On to the music. Yellow Eyes craft songs. Each part of the band moves as an orchestrated whole to create a sense of evolving emotion. There are no hyper-fast swirling guitar counterparts, no flashy solos, no keyboards, and I would argue that each so-called 'riff' that they play on its own is somewhere between moderately interesting to pretty basic. It is in the evolution of musical ideas, of changing chord structures, and of context between each riff and what came before it that creates something truly exceptional here. Yellow Eyes defies musical expectations in the black metal idiom in subtle ways. Unlike some bands whose musical non-sequiturs are jarring, strange, or just downright funny or bad – Yellow Eyes' songs are a study in chord and riff changes that do something just slightly askew from what you would expect from a similar sounding band. A half-step transposition here, a change from major to diminished, or just a shifting of drum tempo that's not super-abrasive … and before you know it you are drawn into the album itself. That alone is worth the price of admission. In the age of well-crafted genre worship amongst all of black metal's stalwart reinvent-holics, bands end up sounding like polished reflections of great talent from way back when. But just that – reflections. Yellow Eyes brings a sense of evolution. They are working towards moving their vision of black metal forward. It's not revolutionary – but it is creative, unique, emotive, expressive, and perhaps most of all cohesive.

That is not to say that these cats don't know how to play their instruments well.
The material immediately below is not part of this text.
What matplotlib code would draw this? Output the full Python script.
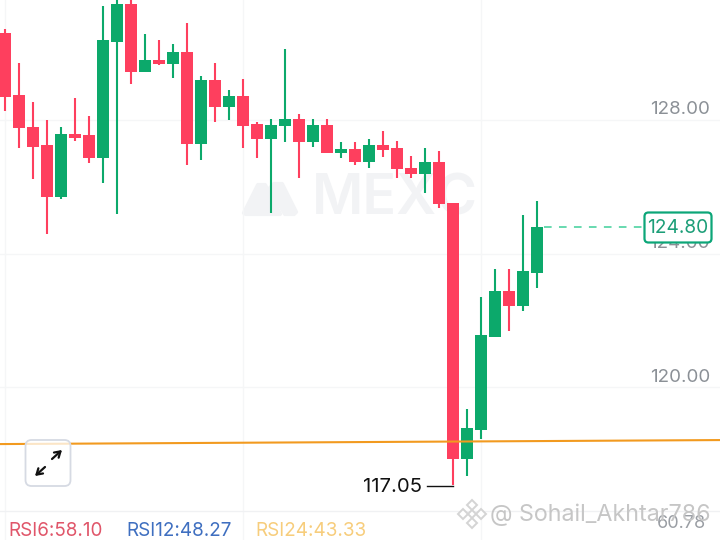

I get the sense they very much do. In fact, each guitar part and each drum part is nearly flawless in its devotion to creating that elusive sense of wholeness. This is the work of people dedicated to creating music of a high caliber. Agressive and fast yet often falling back to mid-paced and even slower sections of atmospheric hypnotic repetition that never bores and somehow gives the impression of never fully repeating: again, the sense of evolution. 

This may sound a bit daft, but listening to this album time and again reminds me of the feeling I got in the early 2000's hearing Deathspell Omega's earlier splits with Clandestine Blaze and Mutiilation … while nothing groundbreakingly different was happening compared to what other bands at the time were doing (bands that I liked, I should point out) – there was something undefinable that drew me back again and again. Like all great art – the sum of the whole was greater than the sum of the parts. There was a spark of something beyond riffs and chords and transitions and drumming and tremolo and all that: a sense of cohesive composition. I get that same feeling listening to this.

By the way, their stuff is available from their bandcamp page for FREE or CHEAP depending on the album you want to download. And in the interests of full disclosure, most of this review was written for Metal-Archives.com. Yes, I am a nerd who writes reviews for a metal site.